President Barzani, in his typical boorish manner, has shown no interest in compromising on the KRG’s claim to the district. On the marking of Sinjar city’s liberation, he proclaimed, “We do not accept any other flag flying over Sinjar.” And he dismissed the notion that the PKK in any way had participated in the liberation. (A Peshmerga fighter in Sinjar informed me this was nonsense and that the PKK had more or less liberated the city themselves while the KDP just took the credit afterwards. To be sure, these sorts of claims are difficult to parse especially when coming from a rival political party as in this case)
Not to be outdone by himself, President Barzani met with several hundred Yezidi Peshmerga fighters in May 2016 where he demanded that the Yezidis take up arms and drive the PKK out of Sinjar. The soldiers present vocally objected to what would in effect be a Yezidi civil war, stating that they could never fight against the group responsible for saving thousands of their co-religionists. Whatever his intent, Barzani’s speech caused panic among the Yezidi IDPs who feared internecine bloodshed.

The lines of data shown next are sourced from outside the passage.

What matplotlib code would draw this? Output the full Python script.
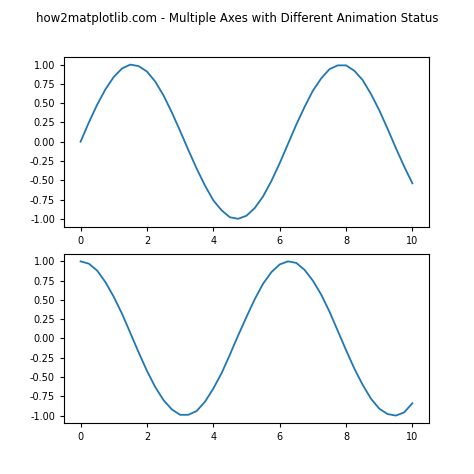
import matplotlib
matplotlib.use("Agg")
import matplotlib.pyplot as plt

x = [i * 0.25 for i in range(41)]
sin_vals = [0, .25, .48, .68, .84, .95, 1.00, .98, .91, .78, .60, .38, .14, -.11, -.35, -.57, -.76, -.89, -.98, -1.00,
            -.96, -.86, -.71, -.51, -.28, -.03, .22, .45, .66, .82, .94, .99, .99, .92, .80, .62, .41, .17, -.08, -.32, -.54]
cos_vals = [1, .97, .88, .73, .54, .32, .07, -.18, -.42, -.63, -.80, -.92, -.99, -.99, -.94, -.82, -.65, -.45, -.21, .04,
            .28, .51, .71, .86, .96, 1.00, .98, .89, .75, .57, .35, .10, -.15, -.39, -.60, -.78, -.91, -.98, -1.00, -.96, -.84]
title = "how2matplotlib.com - Multiple Axes with Different Animation Status"

fig, axes = plt.subplots(2, 1, figsize=(4.74, 4.74), dpi=100)
fig.subplots_adjust(left=0.135, right=0.905, top=0.88, bottom=0.107, hspace=0.16)
for ax, y in zip(axes, [sin_vals, cos_vals]):
    ax.plot(x, y, color="#1f77b4", lw=1.3)
    ax.set_yticks([-1, -0.75, -0.5, -0.25, 0, 0.25, 0.5, 0.75, 1])
    ax.set_yticklabels([f"{v:.2f}" for v in [-1, -0.75, -0.5, -0.25, 0, 0.25, 0.5, 0.75, 1]])
    ax.set_xticks([0, 2, 4, 6, 8, 10])
    ax.tick_params(labelsize=7, length=3)
fig.suptitle(title, fontsize=8.5, y=0.975)
fig.savefig("out.png", dpi=100)
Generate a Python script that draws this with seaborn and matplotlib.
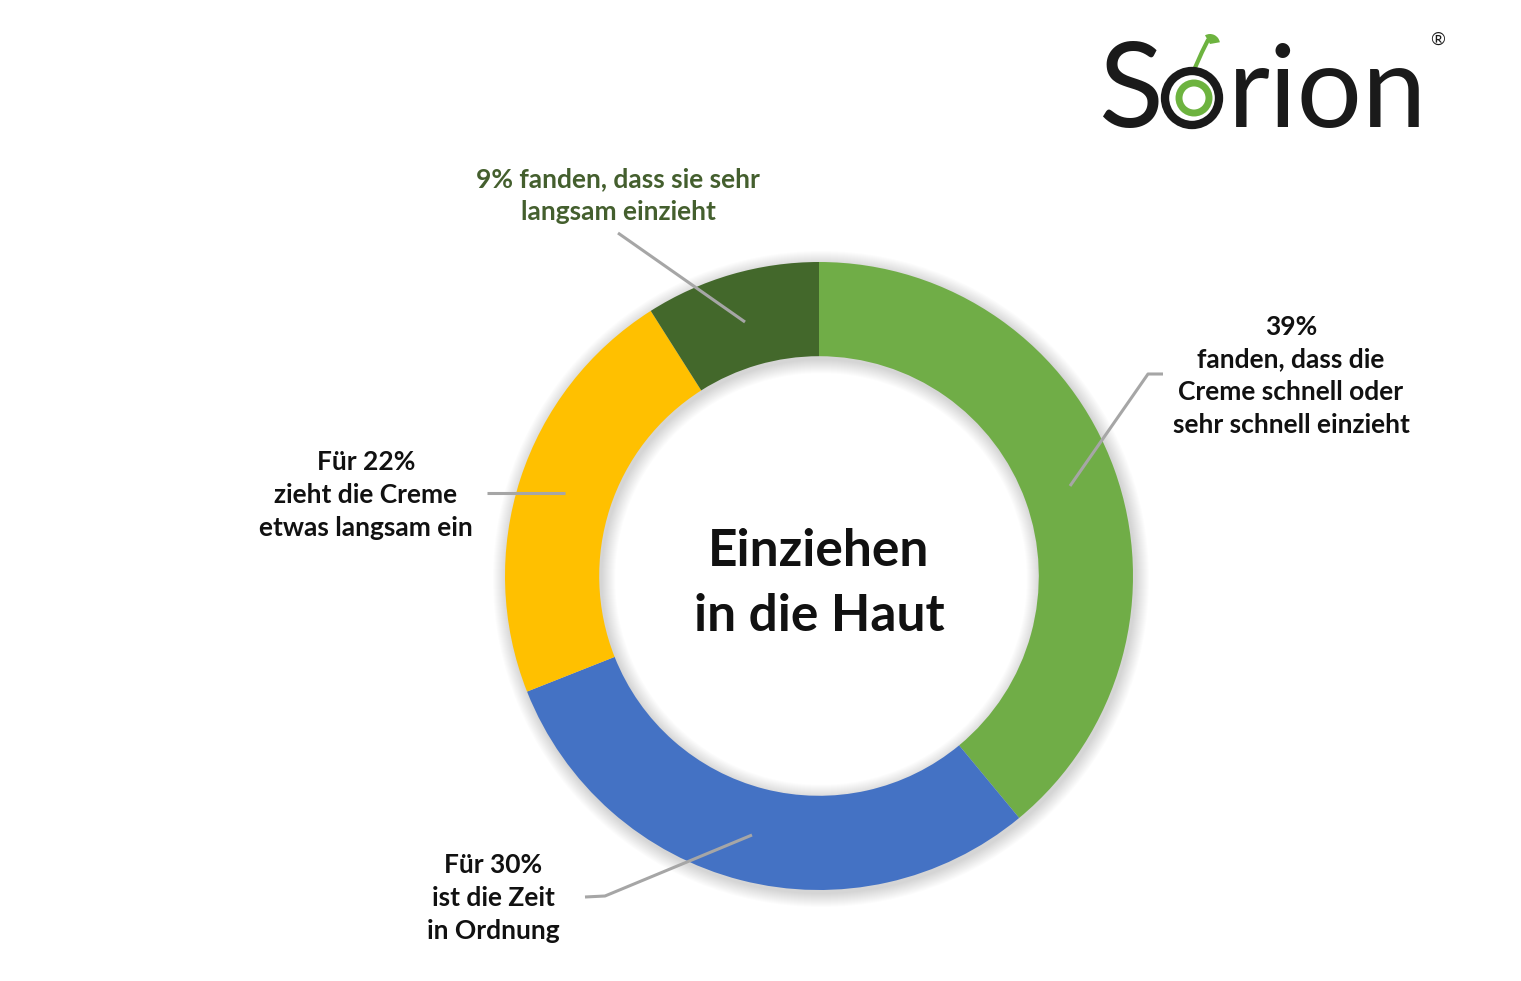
import matplotlib
matplotlib.use("Agg")
import matplotlib.pyplot as plt
from matplotlib.patches import Wedge, Circle
import seaborn as sns

sns.set_theme(style="white")
plt.rcParams['font.family'] = ['Lato', 'DejaVu Sans']

# Data
categories = ["schnell oder sehr schnell", "Zeit in Ordnung", "etwas langsam", "sehr langsam"]
values = [39, 30, 22, 9]
colors = ["#70AD47", "#4472C4", "#FFC000", "#43682B"]
labels = [
    "39%\nfanden, dass die\nCreme schnell oder\nsehr schnell einzieht",
    "Für 30%\nist die Zeit\nin Ordnung",
    "Für 22%\nzieht die Creme\netwas langsam ein",
    "9% fanden, dass sie sehr\nlangsam einzieht",
]
center_title = "Einziehen\nin die Haut"

W, H = 1521, 981
fig = plt.figure(figsize=(W / 100, H / 100), dpi=100)
fig.patch.set_facecolor("white")
ax = fig.add_axes([0, 0, 1, 1])
ax.set_xlim(0, W)
ax.set_ylim(0, H)
ax.set_aspect("equal")
ax.axis("off")

def Y(py):
    return H - py

cx, cy, R = 819, 576, 314
ring = R * 0.30

# soft shadow rings (outside and inside)
for i in range(14):
    ax.add_patch(Wedge((cx + 2, Y(cy) - 3), R + 14 - i, 0, 360, width=ring + 28 - 2 * i,
                       facecolor="#000000", alpha=0.010, lw=0, zorder=0))

ax.pie(values, colors=colors, startangle=90, counterclock=False,
       center=(cx, Y(cy)), radius=R, frame=True,
       wedgeprops=dict(width=ring, linewidth=0, edgecolor="white"))
ax.set_xlim(0, W)
ax.set_ylim(0, H)
ax.axis("off")

# leader lines
line_kw = dict(color="#A6A6A6", lw=2.2, solid_capstyle="butt", zorder=5)
ax.plot([1070, 1148, 1163], [Y(486), Y(374), Y(374)], **line_kw)
ax.plot([752, 605, 585], [Y(835), Y(896), Y(897)], **line_kw)
ax.plot([487, 565], [Y(493), Y(493)], **line_kw)
ax.plot([618, 745], [Y(233), Y(322)], **line_kw)

txt_kw = dict(ha="center", va="center", fontsize=19, fontweight="bold",
              linespacing=1.44, zorder=6)
ax.text(1291, Y(376), labels[0], color="#111111", **txt_kw)
ax.text(493, Y(898), labels[1], color="#111111", **txt_kw)
ax.text(366, Y(495), labels[2], color="#111111", **txt_kw)
ax.text(618, Y(196), labels[3], color="#445F2E", **txt_kw)

ax.text(cx, Y(584), center_title, ha="center", va="center", fontsize=37,
        fontweight="bold", color="#111111", linespacing=1.45, zorder=6)

# logo
ax.text(1098, Y(127), "S", fontsize=86, color="#1a1a1a", ha="left", va="baseline")
ax.text(1228, Y(127), "rion", fontsize=83, color="#1a1a1a", ha="left", va="baseline")
ax.add_patch(Circle((1192, Y(98)), 27, fill=False, ec="#1a1a1a", lw=6, zorder=4))
ax.add_patch(Circle((1194, Y(98)), 15, fill=False, ec="#6DB33F", lw=5, zorder=4))
ax.plot([1194, 1202, 1208], [Y(70), Y(52), Y(40)], color="#6DB33F", lw=3)
ax.add_patch(Wedge((1210, Y(44)), 10, 10, 120, facecolor="#6DB33F", lw=0))
ax.text(1438, Y(40), "®", fontsize=13, color="#1a1a1a", ha="center", va="center")

fig.savefig("out.png", dpi=100, facecolor="white")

You would be mistaken in thinking that the neglect and harassment of Yezidis is simply confined to Sinjar. Yezidis live all throughout Iraqi Kurdistan, and the abuse is endemic. Almost every one of them can tell you a story of being accused of “devil-worship” by the police and accosted about why they won’t convert to Islam. For all the government pretensions of claiming Yezidis as fellow Kurds, there is a tremendous difference in the way they are treated by authorities. Similar stories can be heard from other minorities like Kakai and Shabaks.
These incidents are all very much at odds with the usual song and dance of KRG officials in the West. To see the PR spin in action, watch Dave Rubin’s recent interview with Bayan Sami Abdul Rahman. Listen to what she says with some of the above stories in mind.
The longer one peers into the abyss of Kurdish politics, the less clear cut and simple the answers become and the more obviously fraudulent the current Western narrative is about the KRG. For their part, the Yezidis do not agree on much, but they almost unanimously desire Sinjar to be under direct American protection of one form or another. Yezidis welcomed American soldiers and signed up by the thousands to serve with the coalition during the Iraq War. To this day, they view the US as the only fair player that can save them from the depredations of the Arabs and domination by the Kurds. You could scarcely find a more uniformly pro-American ethnic group in Iraq. It strikes me as foolish that we would dismiss such a steadfastly loyal minority like the Yezidis, however small, situated strategically on the border of Iraq and Syria.
Instead, US policymakers and journalists have all decided to hitch their cart to the KRG horse; allowing themselves to be smitten by images of female warriors, foreign volunteers, and the superficial religious pluralism and equality peddled by the KRG. That the political class has fallen head over heels for Iraqi Kurdistan is in some ways more forgivable since, to borrow from Donald Rumsfield, we go to war with the allies we have and not the allies we want. But for journalists, it is nothing more than laziness and an unwillingness to do basic research and confront uncomfortable realities.
We owe it to ourselves not to be blinded by our allies’ propaganda and our own fantasies. But most of all, we owe it to the thousands of souls buried in Sinjar.